LEDBETTER v. GOODYEAR TIRE & RUBBER COMPANY

United States Supreme Court (2007)

Facts

Issue

Holding — Alito, J.

Rule

Reasoning

Deep Dive: How the Court Reached Its Decision

Introduction to the Court's Reasoning

The U.S. Supreme Court's reasoning in Ledbetter v. Goodyear Tire & Rubber Co. centered on the interpretation of the statutory period for filing an EEOC charge under Title VII of the Civil Rights Act of 1964. The Court had to determine when the statutory clock for filing a charge begins in cases of alleged pay discrimination. Specifically, the Court examined whether each paycheck issued under a previously determined pay scale constitutes a new act of discrimination that restarts the filing deadline. The Court's decision provided clarity on how discrete discriminatory acts and their subsequent effects are treated under Title VII.

Discrete Acts and the Filing Deadline

The Court emphasized that a pay-setting decision is considered a discrete act of discrimination. According to the Court, the statutory period for filing an EEOC charge begins when the discriminatory pay decision is made and communicated to the employee. The critical factor is the timing of the decision itself, not the ongoing effects of that decision. The Court explained that if an employee believes a pay-setting decision was discriminatory, they must file an EEOC charge within 180 days of that decision. This principle aligns with the Court's previous rulings that the limitations period is triggered by the occurrence of a discrete act, such as termination or failure to promote.

Effects of Past Discrimination

The Court reasoned that the ongoing effects of past discriminatory pay decisions do not restart the EEOC filing deadline. The fact that an employee continues to receive paychecks reflecting a previous discriminatory decision does not constitute a new violation of Title VII. The Court distinguished between the discriminatory intent required for a claim and the continuing effects of a past decision. The Court concluded that allowing employees to challenge the effects of past, time-barred decisions would undermine the statute's purpose of encouraging prompt reporting and resolution of discrimination claims. This approach protects employers from defending against stale claims and ensures that they receive timely notice of alleged discrimination.

Distinction from Continuing Violations

The Court distinguished Ledbetter's claim from cases involving continuing violations, such as hostile work environment claims. Unlike discrete acts, a hostile work environment involves repeated conduct that collectively constitutes a single unlawful employment practice. The Court noted that for a continuing violation claim, at least one act contributing to the claim must occur within the filing period.
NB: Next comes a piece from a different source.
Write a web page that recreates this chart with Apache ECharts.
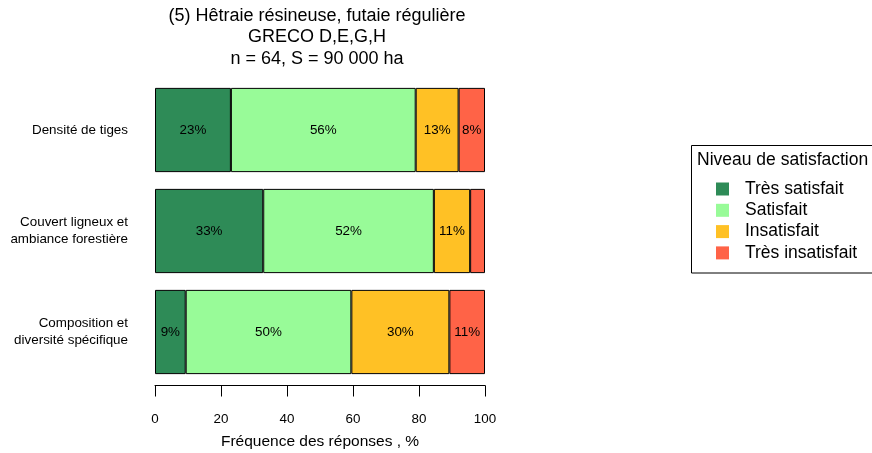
<!DOCTYPE html>
<html>
<head>
<meta charset="utf-8">
<script src="https://cdn.jsdelivr.net/npm/echarts@6/dist/echarts.min.js"></script>
<style>html,body{margin:0;padding:0;background:#fff;}#c{width:872px;height:453px;}</style>
</head>
<body>
<div id="c"></div>
<script>
const categories = ['Densité de tiges', 'Couvert ligneux et\nambiance forestière', 'Composition et\ndiversité spécifique'];
const seriesNames = ['Très satisfait', 'Satisfait', 'Insatisfait', 'Très insatisfait'];
const tresSatisfait = [23, 32.8, 9.3];
const satisfait = [56, 51.7, 50.2];
const insatisfait = [13, 11.0, 29.7];
const tresInsatisfait = [8, 4.5, 10.8];
const colors = ['#2E8B57', '#98FB98', '#FFC125', '#FF6347'];
const xTicks = [0, 20, 40, 60, 80, 100];

const FONT = '"Liberation Sans", Arial, sans-serif';
const allData = [tresSatisfait, satisfait, insatisfait, tresInsatisfait];

const chart = echarts.init(document.getElementById('c'), null, {renderer: 'canvas'});
const option = {
  animation: false,
  textStyle: {fontFamily: FONT, color: '#000'},
  title: {
    text: '(5) Hêtraie résineuse, futaie régulière\nGRECO D,E,G,H\nn = 64, S = 90 000 ha',
    left: 317, top: 5, textAlign: 'center', padding: 0,
    textStyle: {fontFamily: FONT, fontSize: 18, fontWeight: 'normal', color: '#000', lineHeight: 21.5}
  },
  grid: {left: 155, right: 387, top: 79.5, height: 303, containLabel: false, outerBoundsMode: 'none'},
  xAxis: {
    type: 'value', min: 0, max: 100, interval: 20,
    offset: 3,
    axisLine: {show: true, lineStyle: {color: '#000', width: 1}},
    axisTick: {show: true, length: 11, lineStyle: {color: '#000', width: 1}},
    splitLine: {show: false},
    axisLabel: {margin: 27, fontSize: 13.4, color: '#000', fontFamily: FONT,
      formatter: v => xTicks.includes(v) ? String(v) : ''},
    name: 'Fréquence des réponses , %',
    nameLocation: 'middle', nameGap: 48,
    nameTextStyle: {fontSize: 15.5, color: '#000', fontFamily: FONT}
  },
  yAxis: {
    type: 'category', data: categories, inverse: true,
    axisLine: {show: false}, axisTick: {show: false},
    axisLabel: {margin: 27, fontSize: 13.4, color: '#000', fontFamily: FONT, lineHeight: 17, align: 'right'}
  },
  legend: {
    orient: 'vertical', left: 716, top: 180, padding: 0,
    itemWidth: 13, itemHeight: 13, itemGap: 3.3,
    icon: 'rect',
    itemStyle: {borderWidth: 0},
    textStyle: {fontSize: 17.5, color: '#000', fontFamily: FONT, lineHeight: 17, padding: [0, 0, 0, 11]},
    data: seriesNames
  },
  graphic: [
    {type: 'rect', shape: {x: 691.5, y: 145.5, width: 220, height: 127.5},
      style: {fill: 'none', stroke: '#000', lineWidth: 1}, silent: true},
    {type: 'text', x: 697, y: 160.5, silent: true,
      style: {text: 'Niveau de satisfaction', font: '17.5px ' + FONT, fill: '#000', verticalAlign: 'middle'}}
  ],
  series: seriesNames.map((name, i) => ({
    name: name, type: 'bar', stack: 'total',
    barCategoryGap: '16.6%',
    data: allData[i],
    itemStyle: {color: colors[i], borderColor: '#000', borderWidth: 1},
    label: {
      show: true, position: 'inside', color: '#000', fontSize: 13.4, fontFamily: FONT,
      formatter: p => p.value >= 6 ? Math.round(p.value) + '%' : ''
    }
  }))
};
chart.setOption(option);
</script>
</body>
</html>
In contrast, Ledbetter's pay discrimination claim was based on discrete acts that had already occurred outside the 180-day filing period. The Court found that each paycheck did not independently qualify as a new act of discrimination, as the paychecks were merely effects of prior decisions.

Policy Considerations and Congressional Intent

In its reasoning, the Court acknowledged the policy considerations behind the Title VII filing deadline, emphasizing the need for prompt resolution of discrimination claims. The Court highlighted that Congress had chosen short deadlines to encourage quick reporting of alleged discrimination and to facilitate voluntary conciliation and cooperation between employees and employers. The Court also pointed out that allowing employees to challenge the effects of past discrimination would distort Title VII's enforcement procedures and compromise the employer's right to repose. Ultimately, the Court concluded that its interpretation of the statute was consistent with congressional intent and the established framework for addressing discrimination claims under Title VII.